3. To make the `-4y` become `-12y`, I multiplied *every part* of the first equation (`3x - 4y = 1`) by 3.
So, `3 * (3x) - 3 * (4y) = 3 * (1)` which gave me `9x - 12y = 3`.

4. To make the `+3y` become `+12y`, I multiplied *every part* of the second equation (`4x + 3y = 1`) by 4.
So, `4 * (4x) + 4 * (3y) = 4 * (1)` which gave me `16x + 12y = 4`.

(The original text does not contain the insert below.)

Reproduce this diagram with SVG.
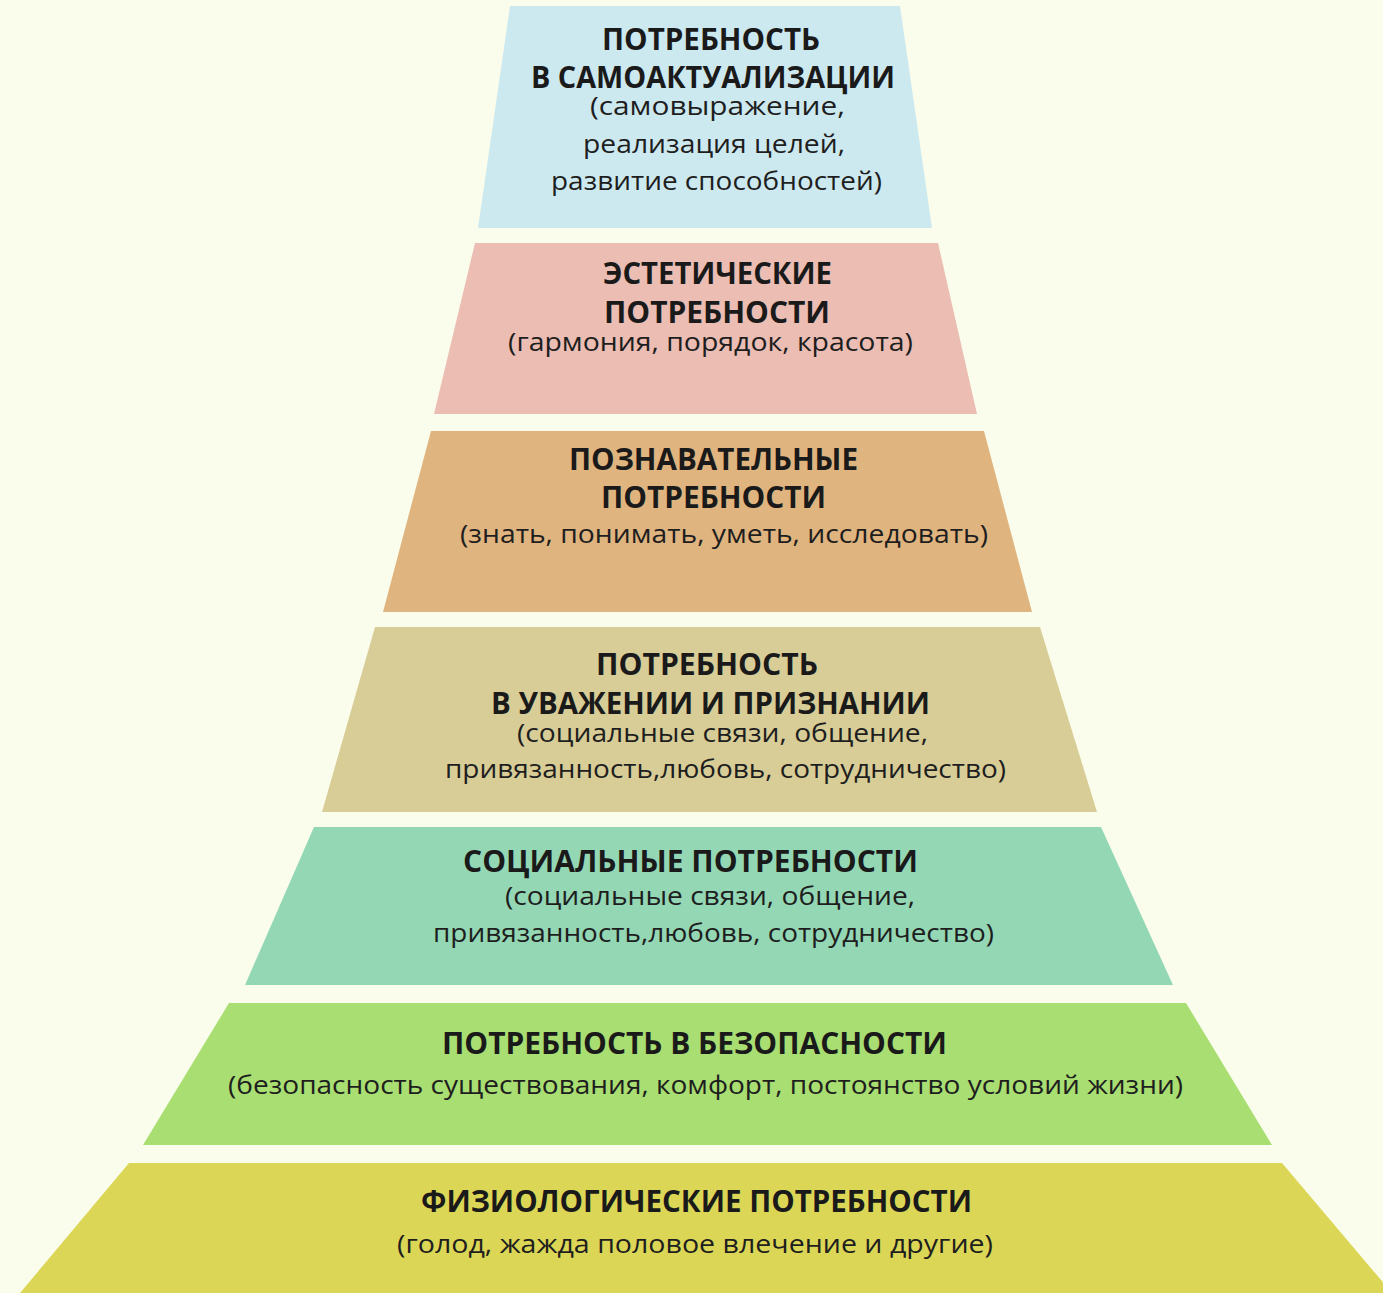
<svg xmlns="http://www.w3.org/2000/svg" width="1383" height="1293" viewBox="0 0 1383 1293">
<style>
.h{font-family:"Open Sans","Noto Sans","DejaVu Sans",sans-serif;font-weight:700;font-size:30px;fill:#1a1a1a}
.t{font-family:"Open Sans","Noto Sans","DejaVu Sans",sans-serif;font-weight:400;font-size:26px;fill:#1e1e1e}
</style>
<rect width="1383" height="1293" fill="#fafdec"/>
<g id="tier1">
<polygon points="510,6 900,6 932,228 478,228" fill="#cde9f0"/>
<text class="h" x="602" y="50" textLength="218" lengthAdjust="spacingAndGlyphs">ПОТРЕБНОСТЬ</text>
<text class="h" x="531" y="88" textLength="364" lengthAdjust="spacingAndGlyphs">В САМОАКТУАЛИЗАЦИИ</text>
<text class="t" x="590" y="115" textLength="255" lengthAdjust="spacingAndGlyphs">(самовыражение,</text>
<text class="t" x="583" y="153" textLength="262" lengthAdjust="spacingAndGlyphs">реализация целей,</text>
<text class="t" x="551" y="190" textLength="331" lengthAdjust="spacingAndGlyphs">развитие способностей)</text>
</g>
<g id="tier2">
<polygon points="475,243 938,243 977,414 434,414" fill="#ebbdb3"/>
<text class="h" x="603" y="284" textLength="229" lengthAdjust="spacingAndGlyphs">ЭСТЕТИЧЕСКИЕ</text>
<text class="h" x="604" y="323" textLength="226" lengthAdjust="spacingAndGlyphs">ПОТРЕБНОСТИ</text>
<text class="t" x="508" y="351" textLength="405" lengthAdjust="spacingAndGlyphs">(гармония, порядок, красота)</text>
</g>
<g id="tier3">
<polygon points="431,431 984,431 1032,612 383,612" fill="#e0b47f"/>
<text class="h" x="569" y="470" textLength="289" lengthAdjust="spacingAndGlyphs">ПОЗНАВАТЕЛЬНЫЕ</text>
<text class="h" x="601" y="508" textLength="225" lengthAdjust="spacingAndGlyphs">ПОТРЕБНОСТИ</text>
<text class="t" x="460" y="543" textLength="528" lengthAdjust="spacingAndGlyphs">(знать, понимать, уметь, исследовать)</text>
</g>
<g id="tier4">
<polygon points="375,627 1040,627 1097,812 322,812" fill="#d8cd97"/>
<text class="h" x="596" y="675" textLength="222" lengthAdjust="spacingAndGlyphs">ПОТРЕБНОСТЬ</text>
<text class="h" x="491" y="714" textLength="439" lengthAdjust="spacingAndGlyphs">В УВАЖЕНИИ И ПРИЗНАНИИ</text>
<text class="t" x="517" y="742" textLength="411" lengthAdjust="spacingAndGlyphs">(социальные связи, общение,</text>
<text class="t" x="445" y="778" textLength="561" lengthAdjust="spacingAndGlyphs">привязанность,любовь, сотрудничество)</text>
</g>
<g id="tier5">
<polygon points="314,827 1101,827 1173,985 245,985" fill="#94d7b5"/>
<text class="h" x="463" y="872" textLength="455" lengthAdjust="spacingAndGlyphs">СОЦИАЛЬНЫЕ ПОТРЕБНОСТИ</text>
<text class="t" x="505" y="905" textLength="410" lengthAdjust="spacingAndGlyphs">(социальные связи, общение,</text>
<text class="t" x="433" y="942" textLength="561" lengthAdjust="spacingAndGlyphs">привязанность,любовь, сотрудничество)</text>
</g>
<g id="tier6">
<polygon points="229,1003 1186,1003 1272,1145 143,1145" fill="#a9de72"/>
<text class="h" x="442" y="1054" textLength="505" lengthAdjust="spacingAndGlyphs">ПОТРЕБНОСТЬ В БЕЗОПАСНОСТИ</text>
<text class="t" x="228" y="1094" textLength="955" lengthAdjust="spacingAndGlyphs">(безопасность существования, комфорт, постоянство условий жизни)</text>
</g>
<g id="tier7">
<polygon points="129,1163 1282,1163 1392,1293 20,1293" fill="#dcd656"/>
<text class="h" x="421" y="1212" textLength="551" lengthAdjust="spacingAndGlyphs">ФИЗИОЛОГИЧЕСКИЕ ПОТРЕБНОСТИ</text>
<text class="t" x="397" y="1253" textLength="596" lengthAdjust="spacingAndGlyphs">(голод, жажда половое влечение и другие)</text>
</g>
</svg>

5. Now I had two new equations:
`9x - 12y = 3`
`16x + 12y = 4`
I added these two equations straight down. The `-12y` and `+12y` disappeared!
` (9x + 16x) + (-12y + 12y) = 3 + 4 `
` 25x = 7 `

6. Now I only had one letter left, `x`! To find out what `x` is, I divided both sides by 25:
` x = 7/25 `

7. Awesome! I found `x`. Now I need to find `y`. I picked one of the original equations (I chose `4x + 3y = 1` because it looked a bit friendlier) and put `7/25` in place of `x`.
` 4 * (7/25) + 3y = 1 `
` 28/25 + 3y = 1 `

8. To get `3y` by itself, I subtracted `28/25` from both sides. Remember that `1` is the same as `25/25`.
` 3y = 25/25 - 28/25 `
` 3y = -3/25 `

9. Finally, to find `y`, I divided `-3/25` by 3.
` y = (-3/25) / 3 `
` y = -3 / (25 * 3) `
` y = -1/25 `

10. So, the two mystery numbers are `x = 7/25` and `y = -1/25`. I write the answer as a pair of numbers like this: `{(7/25, -1/25)}`.